勝ちたい心

 以前、レヴィナス研究者の内田樹氏に、私も参加しているある研究会で話して頂いた。でも、その話の内容は全部忘れた。ただ、今も記憶しているのは、話がおわったあとの雑談で氏が言った、
「私は知り合いになるとまずいことになる人が分かる。だから、そういう人には近づかない。」
という言葉だった。氏が正確にそう言ったかどうかは忘れたが、だいたいそういう内容だったと思う。
 なぜこれを覚えているかというと、私には、知り合いになるとまずいことになる人が分からないからだ。だから、若い頃は、いつもそういう人と知り合いになって、ひどいことになっていた。今もそれは変わらない。ただ、今は若い頃とちがって、これは私の運命だと思ってあきらめている。
 しかし、最近は、その知り合いになるとまずいことになる人というのがどういう人であるのかがだいたい分かってきた。
 それは、負けん気の強い人だ。そういう人は世間話をしていても、私に勝とうとする。じつにめんどくさい。人生勝ち負けではないだろ、そうその人に言ってもいいが、そういうことを言うと、火に油をそそぐ風になるので言えない。
 もっとも、こういう負けん気がぎらぎらと表面に出る人はまだいい。困るのは、おっとり、にこにこしながら、その負けん気を胸の奥に秘めている人だ。こういう人は突然不機嫌になったりする。いろいろ聞いてみると、こちらの態度が傲慢だという。そんなつもりで言ったのではない、と言っても了解してもらえない。というようなことが、時々ある。
 しかし、いちばん困るのは、ライバルなしには一日も過ごせない、病的と言ってもいいほど負けん気の強い人だ。こういう人は自分を元気づけるために、いつもライバルを探す。
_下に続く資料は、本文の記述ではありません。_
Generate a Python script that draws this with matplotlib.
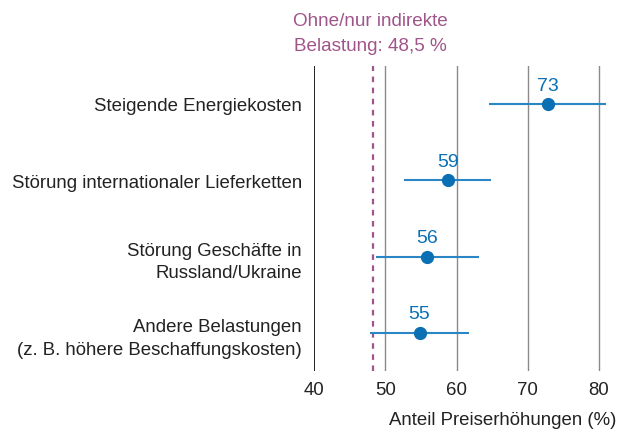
import matplotlib
matplotlib.use('Agg')
import matplotlib.pyplot as plt
import numpy as np

plt.rcParams['font.family'] = ['Liberation Sans', 'DejaVu Sans']

categories = ['Steigende Energiekosten',
              'Störung internationaler Lieferketten',
              'Störung Geschäfte in\nRussland/Ukraine',
              'Andere Belastungen\n(z. B. höhere Beschaffungskosten)']
values = [72.9, 58.8, 55.9, 54.8]
lower = [64.6, 52.6, 48.6, 47.8]
upper = [81.1, 64.8, 63.1, 61.7]
value_labels = ['73', '59', '56', '55']
ref_value = 48.5
ref_text = 'Ohne/nur indirekte\nBelastung: 48,5 %'
xticks = [40, 50, 60, 70, 80]

blue = '#0b6fb4'
blue_line = '#2a86c4'
purple = '#a0558a'
fs = 13.4

fig = plt.figure(figsize=(6.19, 4.31), dpi=100)
ax = fig.add_axes([0.508, 0.137, 0.482, 0.708])

ypos = np.arange(len(categories))[::-1]
vals = np.array(values)
err = [vals - np.array(lower), np.array(upper) - vals]

for x in xticks[1:]:
    ax.axvline(x, color='#8a8a8a', lw=1.0, zorder=1)
ax.axvline(40, color='#222222', lw=1.4, zorder=2)
ax.axvline(ref_value - 0.2, color=purple, lw=1.6, ls=(0, (2.5, 2.5)), zorder=2)

ax.errorbar(vals, ypos, xerr=err, fmt='o', color=blue, ms=8.5,
            ecolor=blue_line, elinewidth=1.5, capsize=0, zorder=3)
for v, y, t in zip(vals, ypos, value_labels):
    ax.annotate(t, (v, y), xytext=(0, 7.5), textcoords='offset points',
                ha='center', va='bottom', color=blue, fontsize=14)

ax.set_xlim(40, 82)
ax.set_ylim(-0.5, 3.5)
ax.set_xticks(xticks)
ax.set_xticklabels([str(x) for x in xticks], fontsize=fs)
ax.set_yticks(ypos)
ax.set_yticklabels(categories, fontsize=fs, linespacing=1.45)
ax.tick_params(axis='both', length=0, colors='#222222')
ax.tick_params(axis='y', pad=9)
ax.tick_params(axis='x', pad=7)
for s in ax.spines.values():
    s.set_visible(False)

ax.text(ref_value - 0.6, 1.04, ref_text, transform=ax.get_xaxis_transform(),
        ha='center', va='bottom', color=purple, fontsize=13.6, linespacing=1.55)

fig.text(0.995, 0.005, 'Anteil Preiserhöhungen (%)', ha='right', va='bottom',
         fontsize=fs, color='#222222')

fig.savefig('out.png', dpi=100)
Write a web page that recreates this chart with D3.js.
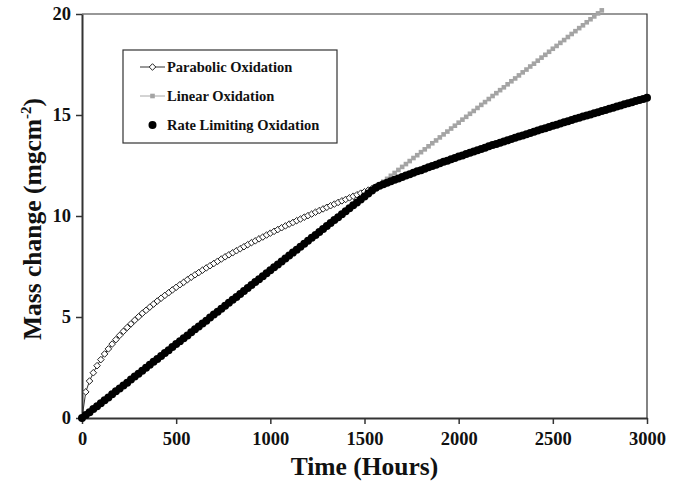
<!DOCTYPE html>
<html>
<head>
<meta charset="utf-8">
<script src="https://cdn.jsdelivr.net/npm/d3@7"></script>
<style>
  body { margin: 0; background: #fff; }
  text { font-family: "Liberation Serif", "Times New Roman", serif; font-weight: bold; fill: #111; }
</style>
</head>
<body>
<svg id="chart" width="687" height="483"></svg>
<script>
// Sampling times (hours)
const hours = [0,20,40,60,80,100,120,140,160,180,200,220,240,260,280,300,320,340,360,380,400,420,440,460,480,500,520,540,560,580,600,620,640,660,680,700,720,740,760,780,800,820,840,860,880,900,920,940,960,980,1000,1020,1040,1060,1080,1100,1120,1140,1160,1180,1200,1220,1240,1260,1280,1300,1320,1340,1360,1380,1400,1420,1440,1460,1480,1500,1520,1540,1560,1580,1600,1620,1640,1660,1680,1700,1720,1740,1760,1780,1800,1820,1840,1860,1880,1900,1920,1940,1960,1980,2000,2020,2040,2060,2080,2100,2120,2140,2160,2180,2200,2220,2240,2260,2280,2300,2320,2340,2360,2380,2400,2420,2440,2460,2480,2500,2520,2540,2560,2580,2600,2620,2640,2660,2680,2700,2720,2740,2760,2780,2800,2820,2840,2860,2880,2900,2920,2940,2960,2980,3000];

// Mass change (mg/cm^2) per series, indexed against hours
const parabolic = [0,1.29,1.83,2.24,2.59,2.89,3.17,3.42,3.66,3.88,4.09,4.29,4.48,4.66,4.84,5.01,5.18,5.33,5.49,5.64,5.79,5.93,6.07,6.20,6.34,6.47,6.60,6.72,6.85,6.97,7.09,7.20,7.32,7.43,7.54,7.65,7.76,7.87,7.98,8.08,8.18,8.28,8.38,8.48,8.58,8.68,8.77,8.87,8.96,9.06,9.15,9.24,9.33,9.42,9.51,9.60,9.68,9.77,9.85,9.94,10.02,10.10,10.19,10.27,10.35,10.43,10.51,10.59,10.67,10.75,10.82,10.90,10.98,11.05,11.13,11.20,11.28,11.35,11.43,11.50];

const linear = [0,0.15,0.29,0.44,0.58,0.73,0.88,1.02,1.17,1.32,1.46,1.61,1.75,1.90,2.05,2.19,2.34,2.49,2.63,2.78,2.92,3.07,3.22,3.36,3.51,3.66,3.80,3.95,4.09,4.24,4.39,4.53,4.68,4.82,4.97,5.12,5.26,5.41,5.56,5.70,5.85,5.99,6.14,6.29,6.43,6.58,6.73,6.87,7.02,7.16,7.31,7.46,7.60,7.75,7.89,8.04,8.19,8.33,8.48,8.63,8.77,8.92,9.06,9.21,9.36,9.50,9.65,9.80,9.94,10.09,10.23,10.38,10.53,10.67,10.82,10.97,11.11,11.26,11.40,11.55,11.70,11.84,11.99,12.13,12.28,12.43,12.57,12.72,12.87,13.01,13.16,13.30,13.45,13.60,13.74,13.89,14.04,14.18,14.33,14.47,14.62,14.77,14.91,15.06,15.20,15.35,15.50,15.64,15.79,15.94,16.08,16.23,16.37,16.52,16.67,16.81,16.96,17.11,17.25,17.40,17.54,17.69,17.84,17.98,18.13,18.28,18.42,18.57,18.71,18.86,19.01,19.15,19.30,19.44,19.59,19.74,19.88,20.03,20.18];

const rateLimiting = [0,0.15,0.29,0.44,0.58,0.73,0.88,1.02,1.17,1.32,1.46,1.61,1.75,1.90,2.05,2.19,2.34,2.49,2.63,2.78,2.92,3.07,3.22,3.36,3.51,3.66,3.80,3.95,4.09,4.24,4.39,4.53,4.68,4.82,4.97,5.12,5.26,5.41,5.56,5.70,5.85,5.99,6.14,6.29,6.43,6.58,6.73,6.87,7.02,7.16,7.31,7.46,7.60,7.75,7.89,8.04,8.19,8.33,8.48,8.63,8.77,8.92,9.06,9.21,9.36,9.50,9.65,9.80,9.94,10.09,10.23,10.38,10.53,10.67,10.82,10.97,11.11,11.26,11.40,11.50,11.57,11.64,11.72,11.79,11.86,11.93,12.00,12.07,12.14,12.21,12.27,12.34,12.41,12.48,12.54,12.61,12.68,12.74,12.81,12.87,12.94,13.00,13.07,13.13,13.19,13.26,13.32,13.38,13.45,13.51,13.57,13.63,13.69,13.75,13.81,13.87,13.93,13.99,14.05,14.11,14.17,14.23,14.29,14.35,14.41,14.47,14.52,14.58,14.64,14.69,14.75,14.81,14.86,14.92,14.98,15.03,15.09,15.14,15.20,15.25,15.31,15.36,15.42,15.47,15.53,15.58,15.63,15.69,15.74,15.79,15.85];

const seriesNames = ["Parabolic Oxidation", "Linear Oxidation", "Rate Limiting Oxidation"];
const xTicks = [0, 500, 1000, 1500, 2000, 2500, 3000];
const yTicks = [0, 5, 10, 15, 20];
const xTitle = "Time (Hours)";

const svg = d3.select("#chart");
const plotLeft = 82, plotRight = 647, plotTop = 14, plotBottom = 418;

const x = d3.scaleLinear().domain([0, 3000]).range([plotLeft, plotRight]);
const y = d3.scaleLinear().domain([0, 20]).range([plotBottom, plotTop]);

const pts = arr => arr.map((v, i) => [hours[i], v]);

// Plot frame (top and right edges)
svg.append("path")
  .attr("d", `M${plotLeft},${plotTop}H${plotRight}V${plotBottom}`)
  .attr("fill", "none").attr("stroke", "#333").attr("stroke-width", 1.2);

// Axes
const xAxis = svg.append("g").attr("transform", `translate(0,${plotBottom})`)
  .call(d3.axisBottom(x).tickValues(xTicks).tickFormat(d3.format("d"))
    .tickSize(6).tickPadding(8).tickSizeOuter(0));
const yAxis = svg.append("g").attr("transform", `translate(${plotLeft},0)`)
  .call(d3.axisLeft(y).tickValues(yTicks).tickFormat(d3.format("d"))
    .tickSize(6).tickPadding(5).tickSizeOuter(0));
[xAxis, yAxis].forEach(g => {
  g.select(".domain").attr("stroke", "#333").attr("stroke-width", 2);
  g.selectAll(".tick line").attr("stroke", "#333").attr("stroke-width", 1.5);
  g.selectAll(".tick text").attr("font-size", 18.5)
    .attr("font-family", '"Liberation Serif", "Times New Roman", serif')
    .attr("font-weight", "bold").attr("fill", "#111");
});

// Axis titles
svg.append("text").attr("x", (plotLeft + plotRight) / 2).attr("y", 475)
  .attr("text-anchor", "middle").attr("font-size", 25.5).text(xTitle);

const yt = svg.append("text")
  .attr("transform", `translate(41,${(plotTop + plotBottom) / 2 + 3}) rotate(-90)`)
  .attr("text-anchor", "middle").attr("font-size", 25.5);
yt.append("tspan").text("Mass change (mgcm");
yt.append("tspan").attr("font-size", 15).attr("dy", -10).text("-2");
yt.append("tspan").attr("dy", 10).text(")");

const line = d3.line().x(d => x(d[0])).y(d => y(d[1]));
const diamond = (cx, cy, r) => `M${cx},${cy - r}L${cx + r},${cy}L${cx},${cy + r}L${cx - r},${cy}Z`;

// Parabolic oxidation
const parPts = pts(parabolic);
svg.append("path").attr("d", line(parPts)).attr("fill", "none")
  .attr("stroke", "#333").attr("stroke-width", 1);
svg.append("g").selectAll("path").data(parPts).join("path")
  .attr("d", d => diamond(x(d[0]), y(d[1]), 3.3))
  .attr("fill", "#fff").attr("stroke", "#222").attr("stroke-width", 1);

// Linear oxidation
const linPts = pts(linear);
svg.append("path").attr("d", line(linPts)).attr("fill", "none")
  .attr("stroke", "#a8a8a8").attr("stroke-width", 1);
svg.append("g").selectAll("rect").data(linPts).join("rect")
  .attr("x", d => x(d[0]) - 2.3).attr("y", d => y(d[1]) - 2.3)
  .attr("width", 4.6).attr("height", 4.6).attr("fill", "#a4a4a4");

// Rate limiting oxidation
const rlPts = pts(rateLimiting);
svg.append("g").selectAll("circle").data(rlPts).join("circle")
  .attr("cx", d => x(d[0])).attr("cy", d => y(d[1])).attr("r", 4).attr("fill", "#000");

// Legend
const lg = svg.append("g");
lg.append("rect").attr("x", 123).attr("y", 50).attr("width", 214).attr("height", 93)
  .attr("fill", "#fff").attr("stroke", "#333").attr("stroke-width", 1.2);
const rows = [67, 96, 125];
// parabolic sample
lg.append("line").attr("x1", 140).attr("x2", 165).attr("y1", rows[0]).attr("y2", rows[0])
  .attr("stroke", "#333").attr("stroke-width", 1);
lg.append("path").attr("d", diamond(152.5, rows[0], 3.3)).attr("fill", "#fff")
  .attr("stroke", "#222").attr("stroke-width", 1);
// linear sample
lg.append("line").attr("x1", 140).attr("x2", 165).attr("y1", rows[1]).attr("y2", rows[1])
  .attr("stroke", "#a8a8a8").attr("stroke-width", 1);
lg.append("rect").attr("x", 150.2).attr("y", rows[1] - 2.3).attr("width", 4.6).attr("height", 4.6)
  .attr("fill", "#a4a4a4");
// rate limiting sample
lg.append("circle").attr("cx", 152.5).attr("cy", rows[2]).attr("r", 4).attr("fill", "#000");

seriesNames.forEach((name, i) => {
  lg.append("text").attr("x", 167).attr("y", rows[i]).attr("dy", "0.35em")
    .attr("font-size", 14.5).text(name);
});
</script>
</body>
</html>
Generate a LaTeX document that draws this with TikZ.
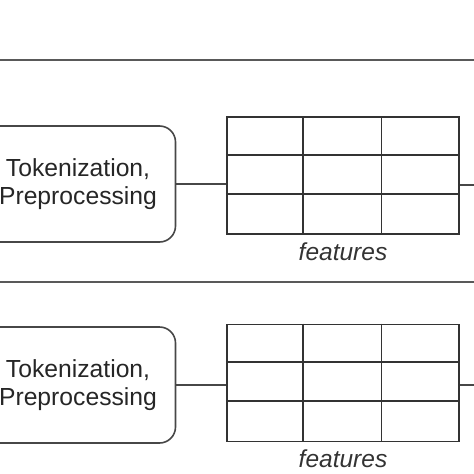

そして、そのライバルと競い合いながら元気になろうとする。まるで隣人を精力剤みたいに思っている。こういう人はライバルがいないと、塩をあびたナメクジみたいになるのだろう。こういう人につかまると逃げ出せなくなる。
 私はこういう人たちを避けながら生きたいのだが、人生はそんなに甘くないみたいだ。